Wednesday

procrastination.

attempting to cut some of the flesh out of  this beast of an essay. got up at 2 (don't judge, u wish u could laze long hours away under the duvet too), decided after a brief shower and a lean brunch would crack on with it, even tying hair in a bun complete with lodged pencil to appear studious. thats how the day should have gone. here is the truthful version of events:

stood under the hot water for over half an hour digesting the days agenda, danced in my pants for a solid hour, ate a cinammon bun, followed by alot of carb based products (regular readers will be aware of the shaky relationship i have with bready items), conversed with fellow slackers on facebook, sorted out a brief misunderstanding from last night and spent £879 in a fantasy asos shop.

so YEAH... its going well. could be worse i guess. oh wait i'm wearing a pink acrylic jumper with jumping rabbits on.

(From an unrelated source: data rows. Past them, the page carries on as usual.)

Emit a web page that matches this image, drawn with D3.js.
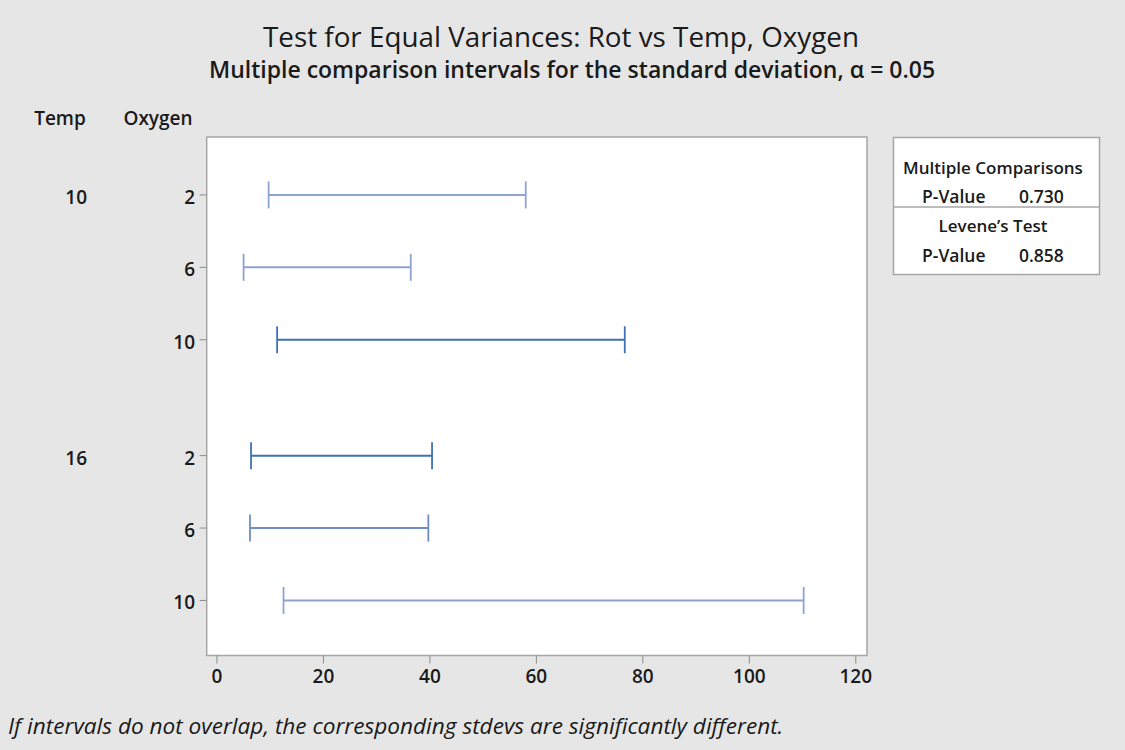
<!DOCTYPE html>
<html>
<head>
<meta charset="utf-8">
<script src="https://cdn.jsdelivr.net/npm/d3@7"></script>
<style>
  body { margin: 0; background: #e6e6e6; }
  svg { display: block; font-family: "Open Sans", "Noto Sans", sans-serif; }
</style>
</head>
<body>
<div id="chart"></div>
<script>
// Data
var temps = ['10', '10', '10', '16', '16', '16'];
var oxygens = ['2', '6', '10', '2', '6', '10'];
var lower = [9.8, 5.1, 11.4, 6.5, 6.3, 12.6];
var upper = [58.1, 36.5, 76.7, 40.5, 39.8, 110.3];
var positions = [0, 1, 2, 3.6, 4.6, 5.6];
var shade = ['light', 'light', 'dark', 'dark', 'mid', 'light'];
var x_ticks = [0, 20, 40, 60, 80, 100, 120];
var legend_rows = [
    ['Multiple Comparisons', 'P-Value', '0.730'],
    ['Levene\u2019s Test', 'P-Value', '0.858']
];

var chart_width = 1125;
var chart_height = 750;
var plot = { left: 206.7, right: 867, top: 137, bottom: 655.5 };

var svg = d3.select('#chart')
    .append('svg')
    .attr('width', chart_width)
    .attr('height', chart_height);

svg.append('rect')
    .attr('width', chart_width)
    .attr('height', chart_height)
    .attr('fill', '#e6e6e6');

// Scales
var x_scale = d3.scaleLinear()
    .domain([-1.83, 122.2])
    .range([plot.left, plot.right]);

var y_scale = d3.scaleLinear()
    .domain([-0.8, 6.36])
    .range([plot.top, plot.bottom]);

var colors = { light: '#8fa2d2', mid: '#6f8cc8', dark: '#3f71b9' };
var ink = '#1a1a1a';

// Titles
svg.append('text')
    .attr('x', 561)
    .attr('y', 47)
    .attr('text-anchor', 'middle')
    .attr('font-size', 27.8)
    .attr('font-weight', 500)
    .attr('fill', ink)
    .text('Test for Equal Variances: Rot vs Temp, Oxygen');

svg.append('text')
    .attr('x', 572)
    .attr('y', 78)
    .attr('text-anchor', 'middle')
    .attr('font-size', 23)
    .attr('font-weight', 600)
    .attr('fill', ink)
    .text('Multiple comparison intervals for the standard deviation, \u03b1 = 0.05');

// Plot frame
svg.append('rect')
    .attr('x', plot.left)
    .attr('y', plot.top)
    .attr('width', plot.right - plot.left)
    .attr('height', plot.bottom - plot.top)
    .attr('fill', '#ffffff')
    .attr('stroke', '#a6a6a6')
    .attr('stroke-width', 1.5);

// X axis
var x_axis = d3.axisBottom(x_scale)
    .tickValues(x_ticks)
    .tickSize(8)
    .tickPadding(6);

var gx = svg.append('g')
    .attr('transform', 'translate(0,' + plot.bottom + ')')
    .call(x_axis);
gx.select('.domain').remove();
gx.selectAll('line').attr('stroke', '#8c8c8c');
gx.selectAll('text')
    .attr('font-size', 19)
    .attr('font-weight', 600)
    .attr('font-family', '"Open Sans", sans-serif')
    .attr('fill', ink);

// Y ticks and row labels
svg.selectAll('.ytick')
    .data(positions)
    .enter()
    .append('line')
    .attr('x1', plot.left - 7)
    .attr('x2', plot.left)
    .attr('y1', function(d) { return y_scale(d); })
    .attr('y2', function(d) { return y_scale(d); })
    .attr('stroke', '#8c8c8c');

svg.selectAll('.oxy')
    .data(oxygens)
    .enter()
    .append('text')
    .attr('x', 195)
    .attr('y', function(d, i) { return y_scale(positions[i]) + 9; })
    .attr('text-anchor', 'end')
    .attr('font-size', 19)
    .attr('font-weight', 600)
    .attr('fill', ink)
    .text(function(d) { return d; });

svg.selectAll('.temp')
    .data(temps)
    .enter()
    .filter(function(d, i) { return i === 0 || temps[i - 1] !== d; })
    .append('text')
    .attr('x', 87)
    .attr('y', function(d) { return y_scale(positions[temps.indexOf(d)]) + 9; })
    .attr('text-anchor', 'end')
    .attr('font-size', 19)
    .attr('font-weight', 600)
    .attr('fill', ink)
    .text(function(d) { return d; });

svg.append('text')
    .attr('x', 60).attr('y', 125)
    .attr('text-anchor', 'middle')
    .attr('font-size', 19)
    .attr('font-weight', 600)
    .attr('fill', ink)
    .text('Temp');

svg.append('text')
    .attr('x', 158).attr('y', 125)
    .attr('text-anchor', 'middle')
    .attr('font-size', 19)
    .attr('font-weight', 600)
    .attr('fill', ink)
    .text('Oxygen');

// Intervals
var bars = svg.selectAll('.interval')
    .data(lower)
    .enter()
    .append('g');

bars.append('line')
    .attr('x1', function(d) { return x_scale(d); })
    .attr('x2', function(d, i) { return x_scale(upper[i]); })
    .attr('y1', function(d, i) { return y_scale(positions[i]); })
    .attr('y2', function(d, i) { return y_scale(positions[i]); })
    .attr('stroke', function(d, i) { return colors[shade[i]]; })
    .attr('stroke-width', 2);

bars.append('line')
    .attr('x1', function(d) { return x_scale(d); })
    .attr('x2', function(d) { return x_scale(d); })
    .attr('y1', function(d, i) { return y_scale(positions[i]) - 13.5; })
    .attr('y2', function(d, i) { return y_scale(positions[i]) + 13.5; })
    .attr('stroke', function(d, i) { return colors[shade[i]]; })
    .attr('stroke-width', 1.8);

bars.append('line')
    .attr('x1', function(d, i) { return x_scale(upper[i]); })
    .attr('x2', function(d, i) { return x_scale(upper[i]); })
    .attr('y1', function(d, i) { return y_scale(positions[i]) - 13.5; })
    .attr('y2', function(d, i) { return y_scale(positions[i]) + 13.5; })
    .attr('stroke', function(d, i) { return colors[shade[i]]; })
    .attr('stroke-width', 1.8);

// Legend box
var lg = svg.append('g');
lg.append('rect')
    .attr('x', 893.5).attr('y', 137.5)
    .attr('width', 206).attr('height', 137)
    .attr('fill', '#ffffff')
    .attr('stroke', '#a6a6a6')
    .attr('stroke-width', 1.5);
lg.append('line')
    .attr('x1', 893.5).attr('x2', 1099.5)
    .attr('y1', 207).attr('y2', 207)
    .attr('stroke', '#a6a6a6')
    .attr('stroke-width', 1.5);

legend_rows.forEach(function(r, i) {
    var top = 137.5 + i * 58.5;
    lg.append('text')
        .attr('x', 993).attr('y', top + 36)
        .attr('text-anchor', 'middle')
        .attr('font-size', 17)
        .attr('font-weight', 600)
        .attr('fill', ink)
        .text(r[0]);
    lg.append('text')
        .attr('x', 922).attr('y', top + 65.5)
        .attr('font-size', 17.5)
        .attr('font-weight', 600)
        .attr('fill', ink)
        .text(r[1]);
    lg.append('text')
        .attr('x', 1019).attr('y', top + 65.5)
        .attr('font-size', 17.5)
        .attr('font-weight', 600)
        .attr('fill', ink)
        .text(r[2]);
});

// Footnote
svg.append('text')
    .attr('x', 8).attr('y', 734)
    .attr('font-size', 22.6)
    .attr('font-style', 'italic')
    .attr('fill', ink)
    .text('If intervals do not overlap, the corresponding stdevs are significantly different.');
</script>
</body>
</html>
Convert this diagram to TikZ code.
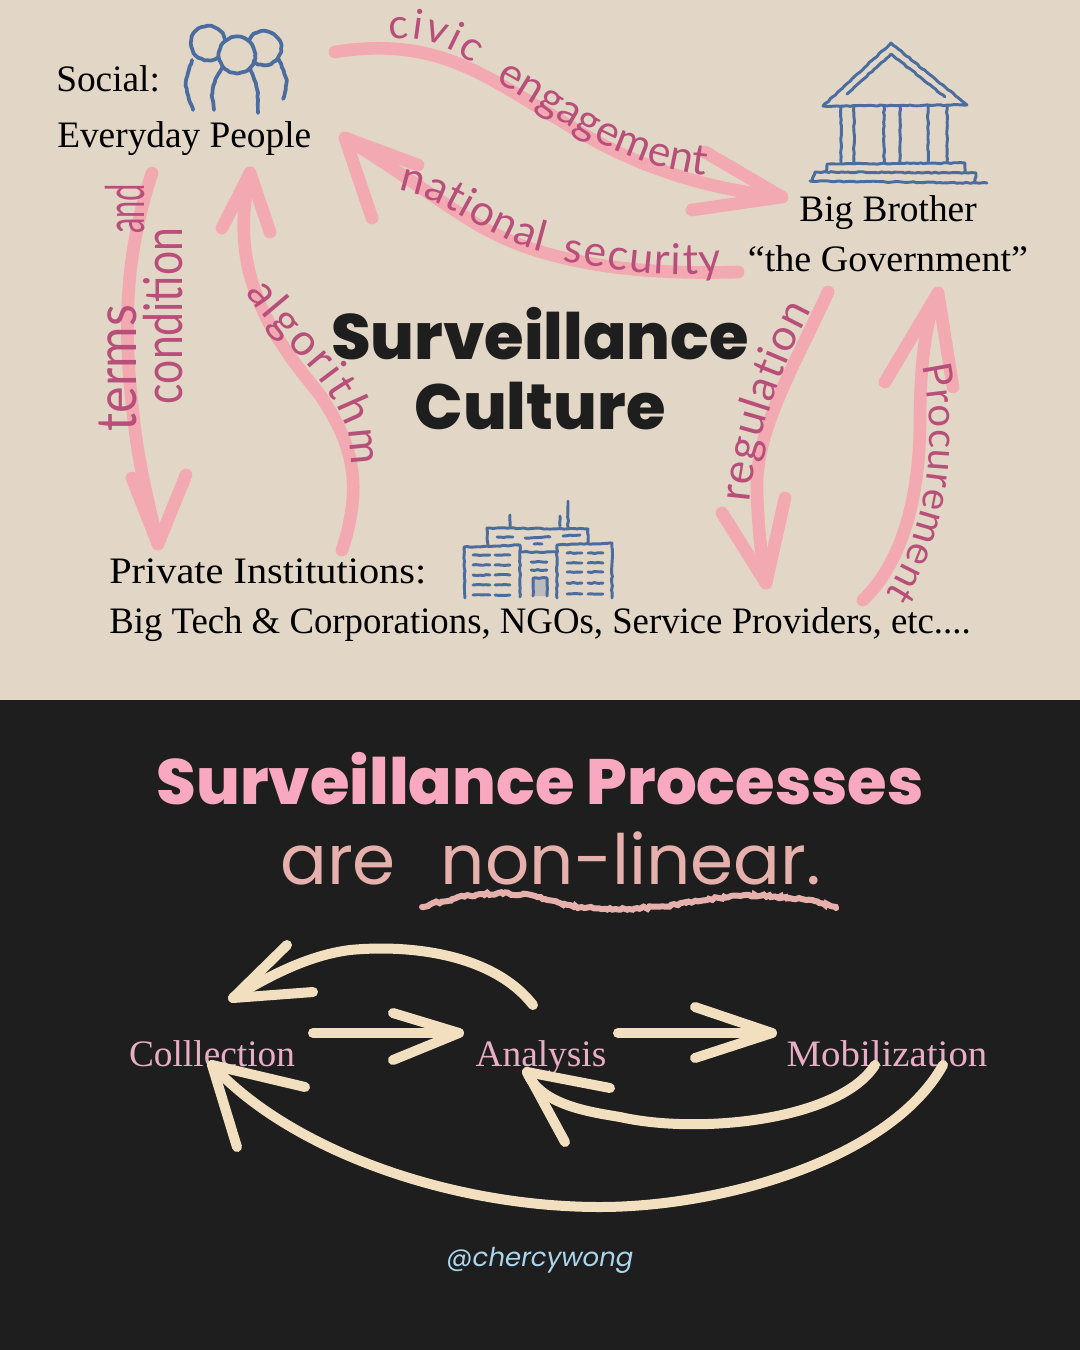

SO NO IT COULDN'T GET ANY FUCKING WORSE. god.

its not due til monday, so should be fine. maybe. if it was regarding a relevant subject i'd be more inclined to spend time with it, but its not. i'd fare better writing a piece on why i'm convinced the contraceptive implant is a government device, which i am btw. paranoid state.

in a new placement with a scene and events magazine in manchester. its going well actually, they just seem to require alot from me. there is one small tiny upside though. TOMORROW I'M INTERVIEWING LYKKE LI!!!! those heathens amoungst you who remain ignorant, shes an amazing singer/songwriter from sweden about to drop her sophmore venture. levi's model too, bit fit. therefore, as well as trying to write a million and one pieces for uni, am trying to put together 6 articles for mag and decide what to wear to meet the swede electro beauty. note to self, pluck monobrow. knowing my luck, they'll say she's got flu or something.

watched some of my fave satc seaon last night with my assistant A. she's good btw, fell in the canal the other day though. lucky her pocket sized lover was on hand to drag her brown carcass out though, seeing as she can't swim. sport is a non-existent factor in the coventry education system; they're a bit preoccupied trying to install basic lessons such as the need for cutlery in the inbred generation currently haunting school corridors in and around the west mids. i went to a catholic school, so obvs we were just being taught how to please the priest and being punished for crying out. i'm still clueless with a soup spoon.
 
anyways, i digress. it was the series when carrie gets back with aiden, and they're engaged. in reality, no man would have sjp. she's so whiney and self obsessed. charlotte is barren and getting divorced, and carrie just moans about not wanting to get hitched to this beautiful, tall man. i would have gladly taken him off her boney man hands. defo cried a little. think i'm just exhausted from looking now. every option starts and ends the same, excitement and resignation . keep waiting to be suprised, but the larger part of my cynical mind tells the ever decreasing tiny hopeful chunk 'i told you so'. i did have a bruise on my forearm from my last endeavour, but as its faded, so have any ideas i had about me and him becoming an 'us'. maybe by gradutation i'll have become the tinman, and have to make some epic pilgrimage to oz to beg the wizard for a heart. or i'll go back on glue.

took some local pics last night, the one below is my fave. a converted steam mill, the victorian facade totally conceals thr art deco interiors. it looks quite bleak, but winter phototgrapjy is meant to yeah? x


p.s. if you get the chance, listen to james vincent mcmorrow. AMAZE!